The girl, Anya Vasilenko, was sent by her parents to spend some time with her aunt in Slavyansk in the Donetsk region in February, while her family was moving from Primorsky Kray, in the Far East, to Belgorod situated in a southwestern region, bordering Ukraine.
When tension between Kiev and the eastern regions started to grow, Anya’s parents tried to get their daughter back. They were, however, denied entry to Ukraine, so they decided to seek help at the ombudsman’s office.
Anya’s father, who used to serve in the Russian military, said he
was ready to do anything, even cross the border illegally.
Pavel Astakhov advised the man against radical steps, as there was a risk of him “getting into the hands of the [Ukrainian] National Guard, who promise a bounty of $10,000 for each Russian soldier.”
The conflict between the government and the pro-federalization movement worsened in mid-April, when several cities in the Lugansk and Donetsk regions took control of local administrations. Kiev responded with a military crackdown on protesters. Anya eventually found herself in a place where some of the fiercest fighting has taken place.
During the last month and a half, Anya and her relatives didn’t even go out, as they could here gunshots and blasts every day. Only the men went outside to get food.
“It was of course scary there, I had to hide in the
basement,” the girl told an Itar-Tass correspondent on her
return.
Anya was eventually spirited out of Slavyansk in a car with a
diplomatic number plate. It took her and her two cousins through
four check-points up to the border with Russia.
Russian diplomats managed to arrange things in a way that Anna’s
crossing the border was an absolutely legal one. Pavel Astakhov
said the Ukrainians checked her documents at the border for about
an hour, but eventually let the girl out.

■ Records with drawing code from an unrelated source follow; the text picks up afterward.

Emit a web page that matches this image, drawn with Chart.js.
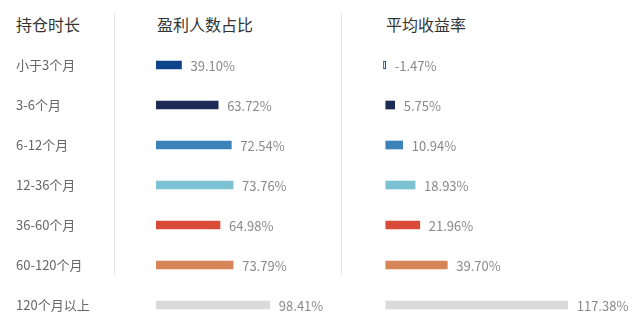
<!DOCTYPE html>
<html>
<head>
<meta charset="utf-8">
<script src="https://cdn.jsdelivr.net/npm/chart.js"></script>
<style>
    body { margin: 0; background: #fff; }
    #wrap { position: relative; width: 640px; height: 323px; overflow: hidden; font-family: 'Noto Sans CJK SC', sans-serif; }
    .head { position: absolute; top: 13px; font-size: 16px; line-height: 23px; color: #333; white-space: nowrap; }
    .sep { position: absolute; top: 13px; width: 1px; height: 262px; background: #e6e6e6; }
    canvas { position: absolute; top: 45px; }
</style>
</head>
<body>
<div id="wrap">
    <div class="head" id="h0" style="left:16px"></div>
    <div class="head" id="h1" style="left:157px"></div>
    <div class="head" id="h2" style="left:386px"></div>
    <div class="sep" style="left:114px"></div>
    <div class="sep" style="left:341px"></div>
    <canvas id="shareChart" width="340" height="280" style="left:0"></canvas>
    <canvas id="returnChart" width="298" height="280" style="left:342px"></canvas>
</div>
<script>
// Data
const headers = ['持仓时长', '盈利人数占比', '平均收益率'];
const durations = ['小于3个月', '3-6个月', '6-12个月', '12-36个月', '36-60个月', '60-120个月', '120个月以上'];
const profitShare = [39.10, 63.72, 72.54, 73.76, 64.98, 73.79, 98.41];
const avgReturn = [-1.47, 5.75, 10.94, 18.93, 21.96, 39.70, 117.38];

const rowColors = [
    '#0f4389', // dark blue
    '#1c2b55', // navy
    '#3b82b8', // mid blue
    '#7dc2d3', // light teal
    '#d94a38', // red
    '#d58557', // orange
    '#dadada'  // light gray
];

headers.forEach((h, i) => { document.getElementById('h' + i).textContent = h; });

Chart.defaults.font.family = "'Noto Sans CJK SC', sans-serif";

// draws "xx.xx%" right after the end of each bar
const valueLabels = {
    id: 'valueLabels',
    afterDatasetsDraw(chart) {
        const ctx = chart.ctx;
        const ds = chart.data.datasets[0];
        ctx.save();
        ctx.font = "13px 'Noto Sans CJK SC', sans-serif";
        ctx.fillStyle = '#8a8a8a';
        ctx.textAlign = 'left';
        ctx.textBaseline = 'middle';
        chart.getDatasetMeta(0).data.forEach((bar, i) => {
            const end = Math.max(bar.x, bar.base);
            ctx.fillText(ds.data[i].toFixed(2) + '%', end + 9, bar.y + 1);
        });
        ctx.restore();
    }
};

function barDataset(values) {
    return {
        data: values,
        barThickness: 8,
        backgroundColor: c => values[c.dataIndex] < 0 ? '#ffffff' : rowColors[c.dataIndex],
        borderColor: c => rowColors[c.dataIndex],
        borderWidth: c => values[c.dataIndex] < 0 ? 1 : 0,
        borderSkipped: false
    };
}

const baseOptions = {
    indexAxis: 'y',
    responsive: false,
    animation: false,
    devicePixelRatio: 1,
    plugins: {
        legend: { display: false },
        tooltip: { enabled: false }
    }
};

new Chart(document.getElementById('shareChart'), {
    type: 'bar',
    data: { labels: durations, datasets: [barDataset(profitShare)] },
    options: {
        ...baseOptions,
        layout: { padding: { left: 16, right: 0, top: 0, bottom: 0 } },
        scales: {
            x: { display: false, min: 22, max: 145.5 },
            y: {
                grid: { display: false },
                border: { display: false },
                ticks: {
                    crossAlign: 'far',
                    color: '#666',
                    font: { size: 13 }
                },
                afterFit: scale => {
                    scale.width = 140;
                    scale.paddingTop = 0;
                    scale.paddingBottom = 0;
                }
            }
        }
    },
    plugins: [valueLabels]
});

new Chart(document.getElementById('returnChart'), {
    type: 'bar',
    data: { labels: durations, datasets: [barDataset(avgReturn)] },
    options: {
        ...baseOptions,
        layout: { padding: { left: 36, right: 0, top: 0, bottom: 0 } },
        scales: {
            x: { display: false, min: -5, max: 164 },
            y: { display: false }
        }
    },
    plugins: [valueLabels]
});
</script>
</body>
</html>
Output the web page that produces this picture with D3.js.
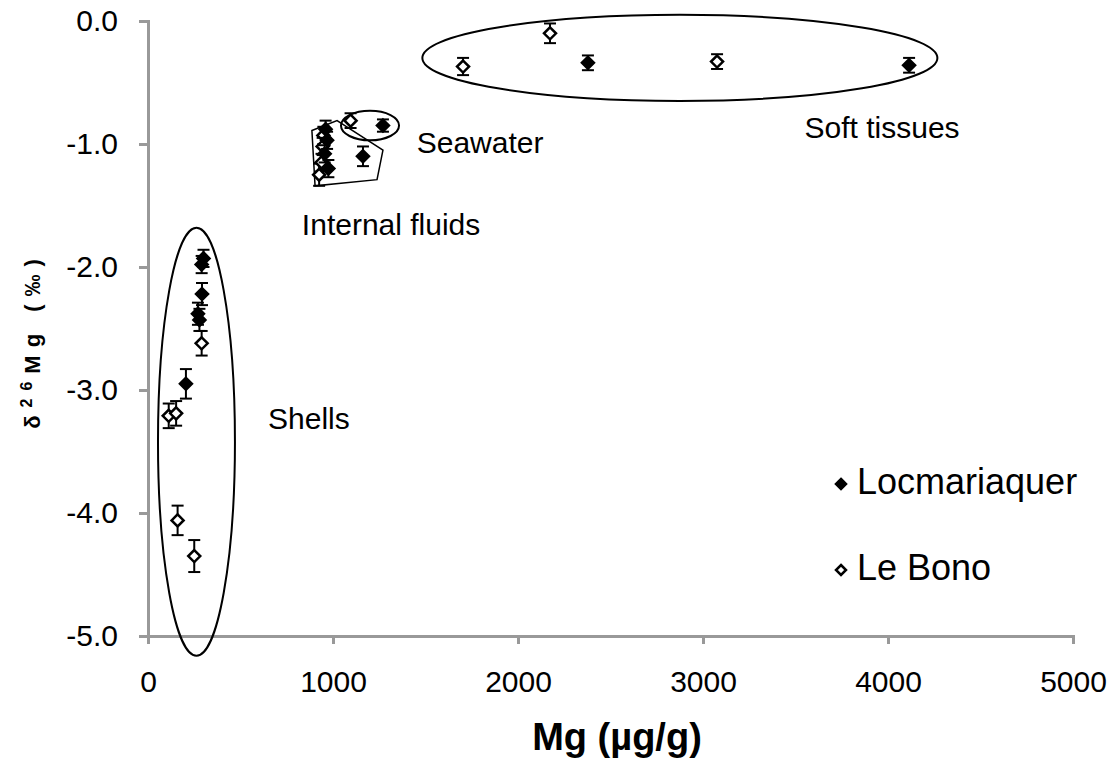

“In this way, Russian authorities not only helped the child to be reunited with her family, but also tried once again to draw the attention of the international community to the obligations of Ukrainian authorities to ensure the safety of peaceful citizens, to protect lives and to organize safe corridors for children, women and the elderly, who want to leave zones of military conflit,” Astakhov said.
The children’s rights ombudsman said he was going to address the UN and the European Council, asking the organizations to take note of Ukraine’s failure to comply with the Geneva Convention for the Protection of Civilian Persons in Time of War.